Essas características não existem isoladamente; elas formam um conjunto interconectado onde cada atributo reforça os demais. Por exemplo, uma boa modularidade melhora a testabilidade, que por sua vez fortalece a experimentação, e assim por diante.
O impacto estratégico das decisões arquiteturais
Investir continuamente na arquitetura é vital para sustentar a agilidade. Ignorar essas decisões, focando apenas no processo ágil, pode levar a acumular dívidas técnicas, dificultando mudanças e deteriorando a performance do negócio ao longo do tempo.

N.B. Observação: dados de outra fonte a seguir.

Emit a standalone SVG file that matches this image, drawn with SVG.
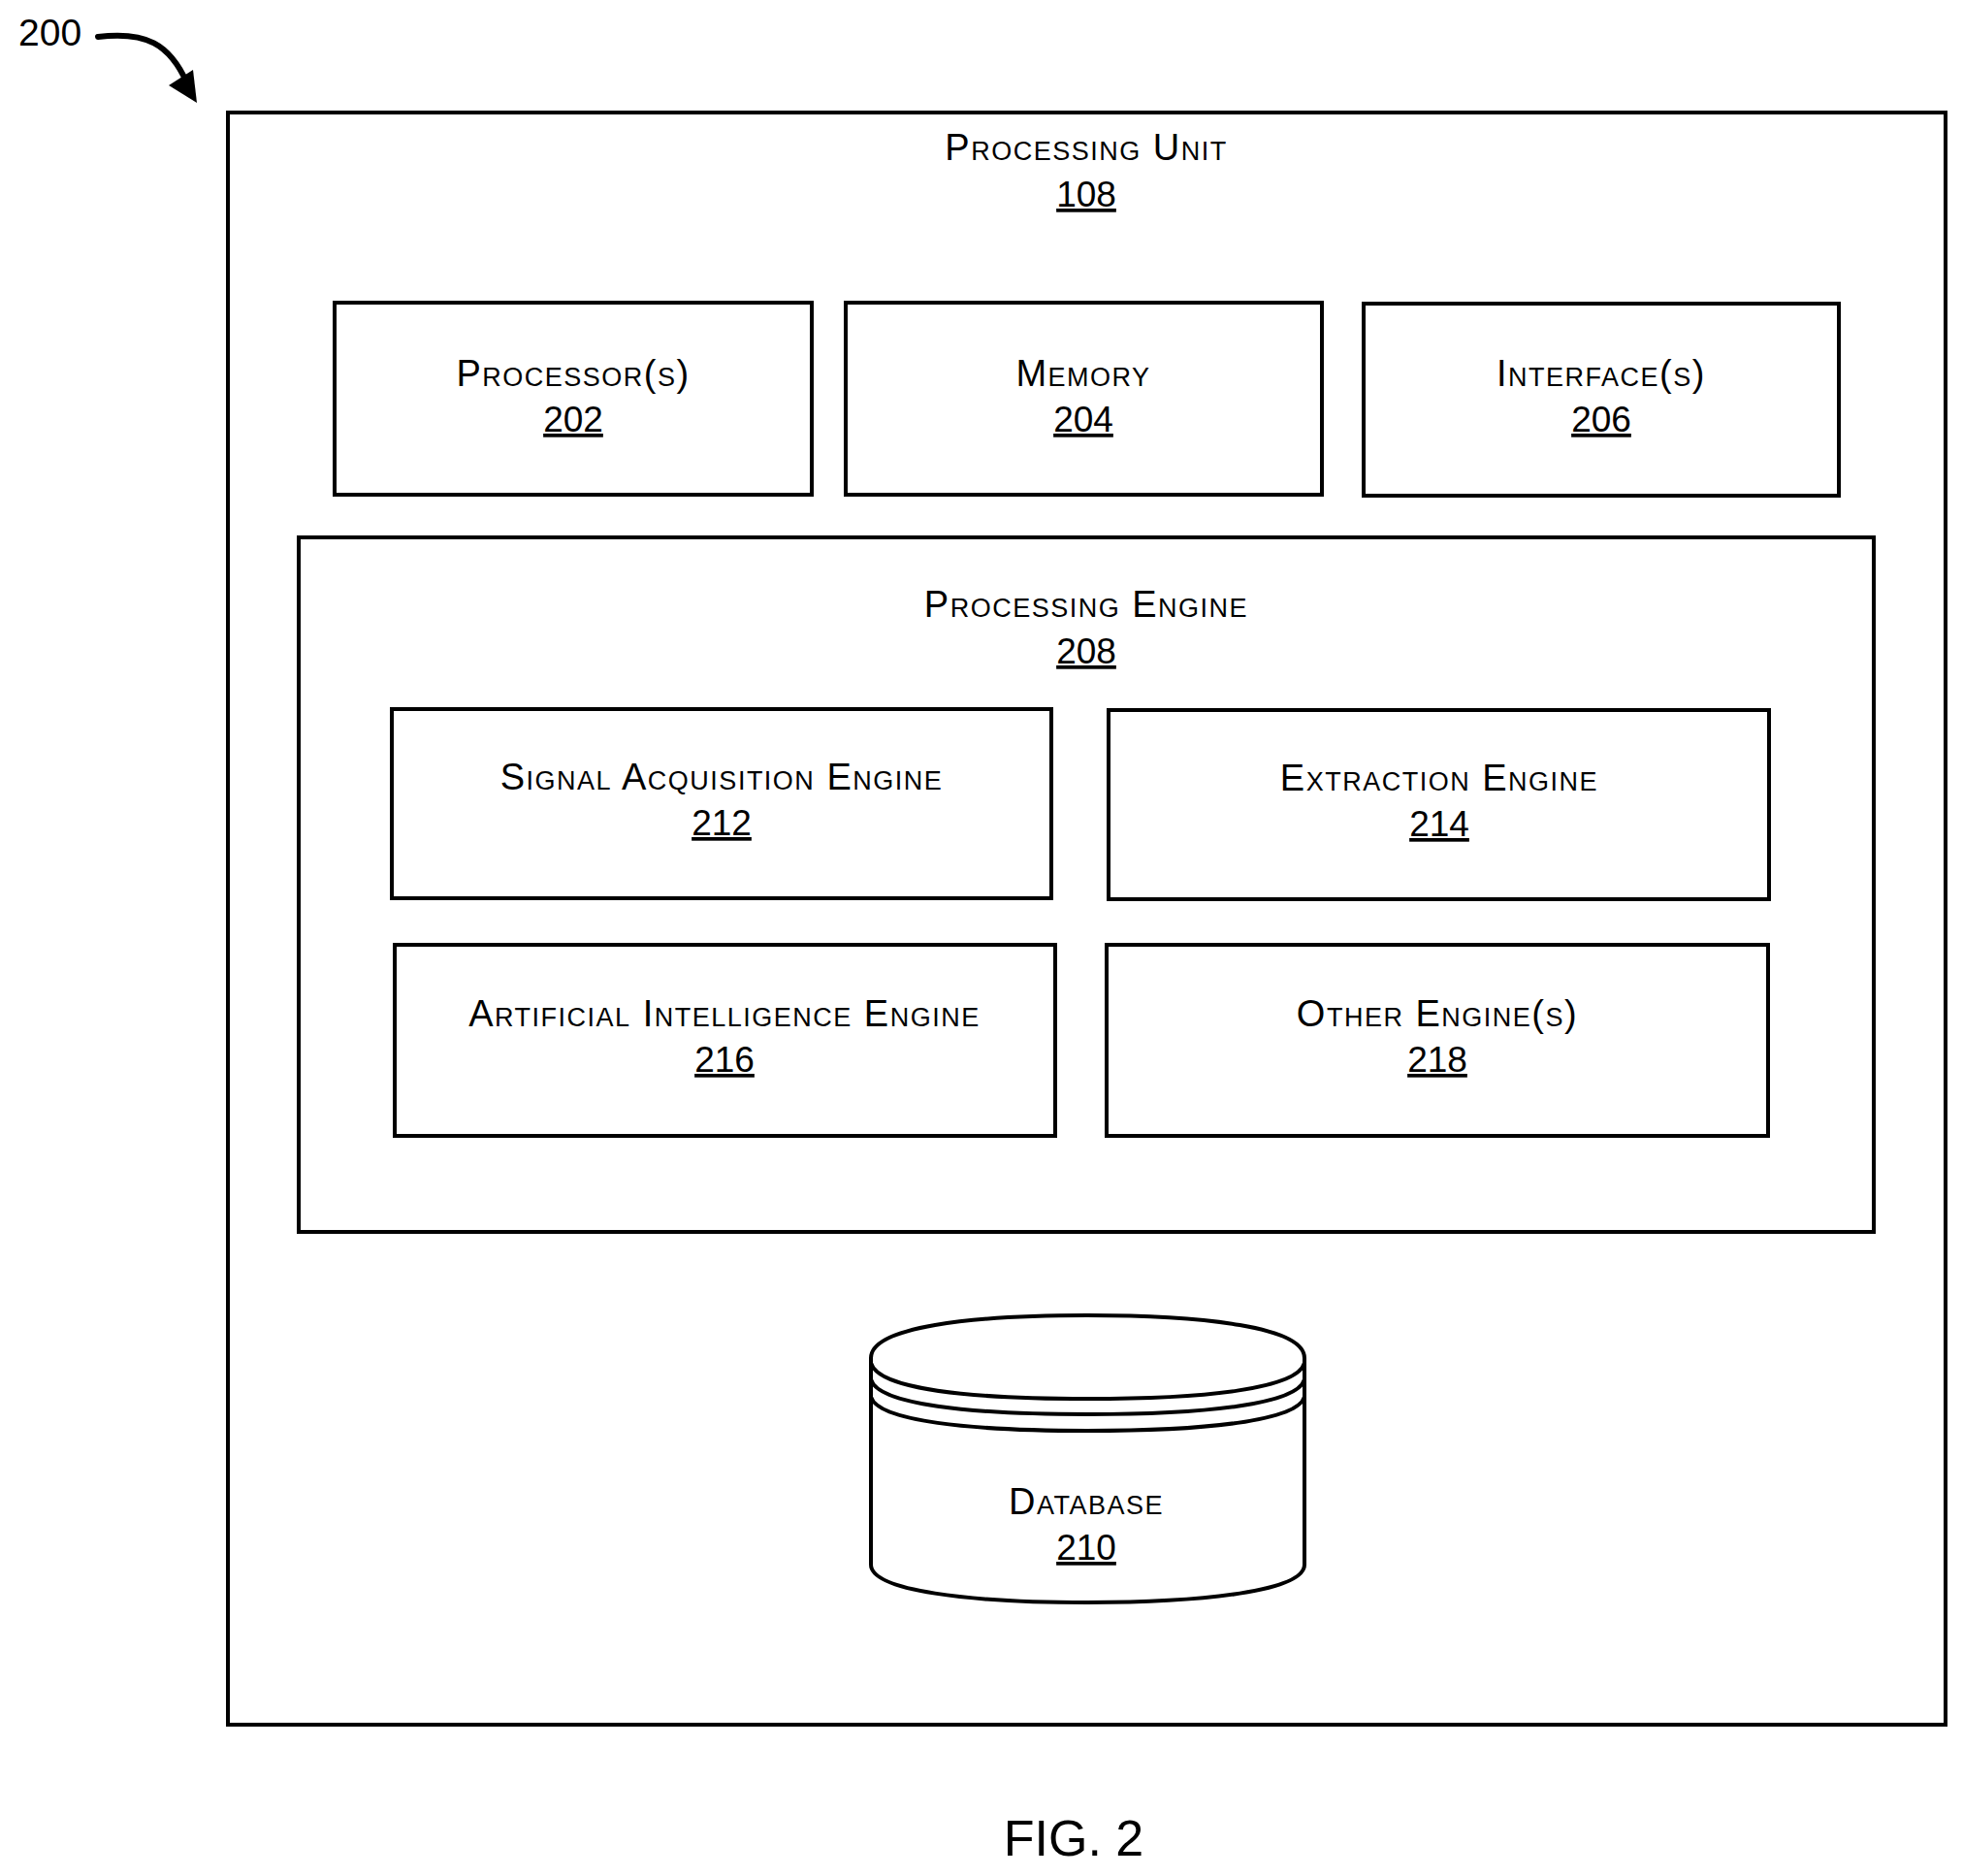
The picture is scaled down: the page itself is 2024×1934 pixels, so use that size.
<svg xmlns="http://www.w3.org/2000/svg" width="2024" height="1934" viewBox="0 0 2024 1934">
<style>
.b{fill:none;stroke:#000;stroke-width:4}
.t{font-family:"Liberation Sans",Arial,sans-serif;font-size:38px;letter-spacing:1.5px;font-variant:small-caps;text-anchor:middle;fill:#000}
.n{font-family:"Liberation Sans",Arial,sans-serif;font-size:37px;text-anchor:middle;text-decoration:underline;fill:#000}
</style>
<rect width="2024" height="1934" fill="#fff"/>
<text x="19" y="47" style="font-family:'Liberation Sans',Arial,sans-serif;font-size:39px">200</text>
<g id="connectors"><path d="M101,38 C150,32 175,45 193,86" fill="none" stroke="#000" stroke-width="6" stroke-linecap="round"/><path d="M174,88 L203,106 L199,72 Z"/></g>
<g id="unit"><rect class="b" x="235" y="116" width="1771" height="1662"/><text class="t" x="1120" y="165">Processing Unit</text><text class="n" x="1120" y="213">108</text></g>
<g id="proc"><rect class="b" x="345" y="312" width="492" height="198"/><text class="t" x="591" y="398">Processor(s)</text><text class="n" x="591" y="445">202</text></g>
<g id="mem"><rect class="b" x="872" y="312" width="491" height="198"/><text class="t" x="1117" y="398">Memory</text><text class="n" x="1117" y="445">204</text></g>
<g id="intf"><rect class="b" x="1406" y="313" width="490" height="198"/><text class="t" x="1651" y="398">Interface(s)</text><text class="n" x="1651" y="445">206</text></g>
<g id="engine"><rect class="b" x="308" y="554" width="1624" height="716"/><text class="t" x="1120" y="636">Processing Engine</text><text class="n" x="1120" y="684">208</text></g>
<g id="sig"><rect class="b" x="404" y="731" width="680" height="195"/><text class="t" x="744" y="814">Signal Acquisition Engine</text><text class="n" x="744" y="861">212</text></g>
<g id="ext"><rect class="b" x="1143" y="732" width="681" height="195"/><text class="t" x="1484" y="815">Extraction Engine</text><text class="n" x="1484" y="862">214</text></g>
<g id="ai"><rect class="b" x="407" y="974" width="681" height="197"/><text class="t" x="747" y="1058">Artificial Intelligence Engine</text><text class="n" x="747" y="1105">216</text></g>
<g id="other"><rect class="b" x="1141" y="974" width="682" height="197"/><text class="t" x="1482" y="1058">Other Engine(s)</text><text class="n" x="1482" y="1105">218</text></g>
<g id="db">
<path class="b" d="M898,1400 C898,1368 1000,1356 1121,1356 C1242,1356 1345,1368 1345,1400 L1345,1613 C1345,1640 1242,1652 1121,1652 C1000,1652 898,1640 898,1613 Z"/>
<path class="b" d="M898,1405 C905,1432 1000,1442 1121,1442 C1242,1442 1338,1432 1345,1405"/>
<path class="b" d="M898,1422 C905,1448 1000,1458 1121,1458 C1242,1458 1338,1448 1345,1422"/>
<path class="b" d="M898,1440 C905,1465 1000,1475 1121,1475 C1242,1475 1338,1465 1345,1440"/>
<text class="t" x="1120" y="1561">Database</text><text class="n" x="1120" y="1608">210</text></g>
<text x="1107" y="1913" style="font-family:'Liberation Sans',Arial,sans-serif;font-size:52px;text-anchor:middle">FIG. 2</text>
</svg>
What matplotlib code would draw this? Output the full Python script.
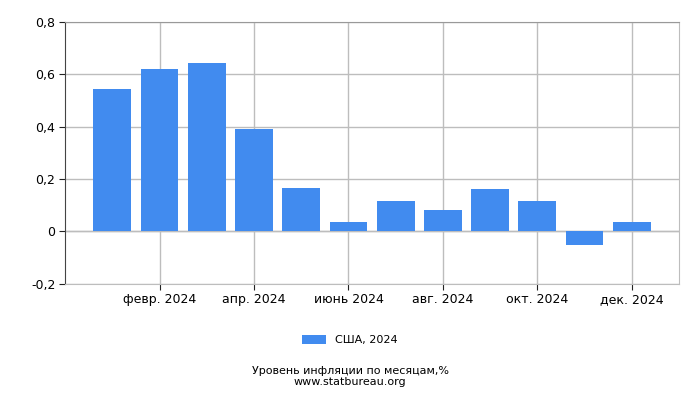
import matplotlib
matplotlib.use("Agg")
from matplotlib import pyplot as plt

months = ["янв. 2024", "февр. 2024", "март 2024", "апр. 2024", "май 2024", "июнь 2024",
          "июль 2024", "авг. 2024", "сент. 2024", "окт. 2024", "нояб. 2024", "дек. 2024"]
values = [0.545, 0.62, 0.645, 0.39, 0.165, 0.034, 0.115, 0.08, 0.16, 0.115, -0.053, 0.034]
yticks = [-0.2, 0, 0.2, 0.4, 0.6, 0.8]
ylabels = ["-0,2", "0", "0,2", "0,4", "0,6", "0,8"]

plt.rcParams['font.family'] = ['DejaVu Sans']
fig = plt.figure(figsize=(7, 4), dpi=100)
ax = fig.add_axes([0.093, 0.291, 0.877, 0.654])

x = list(range(len(values)))
ax.bar(x, values, width=0.8, color='#418bef', label='США, 2024', zorder=3)

ax.set_xlim(-1, 12)
ax.set_ylim(-0.2, 0.8)
ax.set_xticks(x[1::2])
ax.set_xticklabels(months[1::2], fontsize=9)
ax.set_yticks(yticks)
ax.set_yticklabels(ylabels, fontsize=9)
ax.grid(True, color='#bdbdbd', linewidth=1, zorder=0)
ax.axhline(0, color='#bdbdbd', linewidth=1, zorder=1)
for s in ['top', 'right', 'bottom']:
    ax.spines[s].set_color('#bdbdbd')
ax.spines['top'].set_color('#999999')
ax.spines['left'].set_color('#444444')
ax.tick_params(axis='both', length=4, color='#222222', pad=3)
ax.tick_params(axis='x', pad=3)

fig.legend(loc='center', bbox_to_anchor=(0.5, 0.15), frameon=False, fontsize=8,
           handlelength=2.2, handleheight=0.9)
fig.text(0.5, 0.073, "Уровень инфляции по месяцам,%", ha='center', va='center', fontsize=8)
fig.text(0.5, 0.046, "www.statbureau.org", ha='center', va='center', fontsize=8)

plt.savefig("out.png", dpi=100)
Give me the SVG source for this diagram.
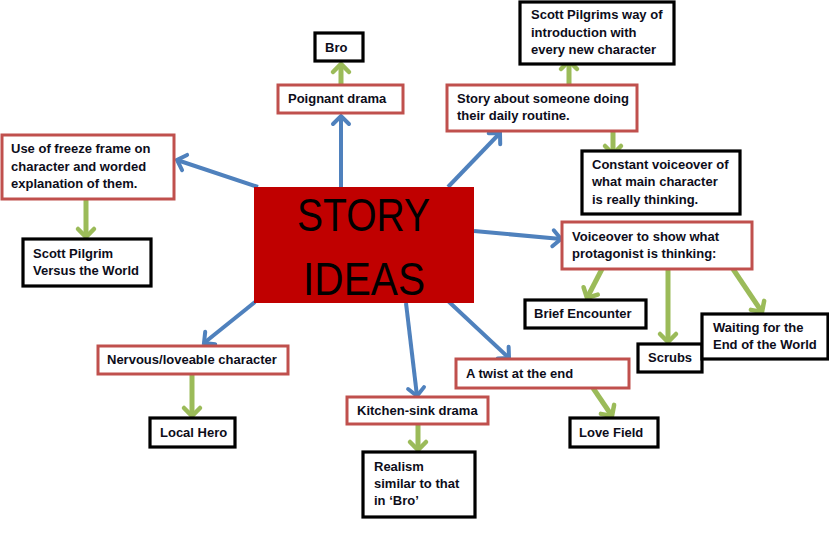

Portanto, líderes técnicos precisam considerar seriamente como suas decisões arquiteturais (passadas e presentes) impactam a agilidade das equipes. Eles devem observar sinais (como aqueles descritos na nossa história acima) para identificar se há impactos negativos; caso afirmativo, os líderes devem avaliar quais aspectos da sua arquitetura atual estão atrapalhando seus times a mais ágeis. O próximo passo é criar um plano para melhorar esses aspectos. O ideal é encaixar atividades de melhoria da arquitetura no dia-a-dia dos times. Se não for possível conciliar essas atividades com as tarefas já existentes (porque o esforço para melhorar a arquitetura é grande demais ou porque as tarefas atuais são muito prioritárias), a alternativa é criar uma iniciativa dedicada à transformação da arquitetura.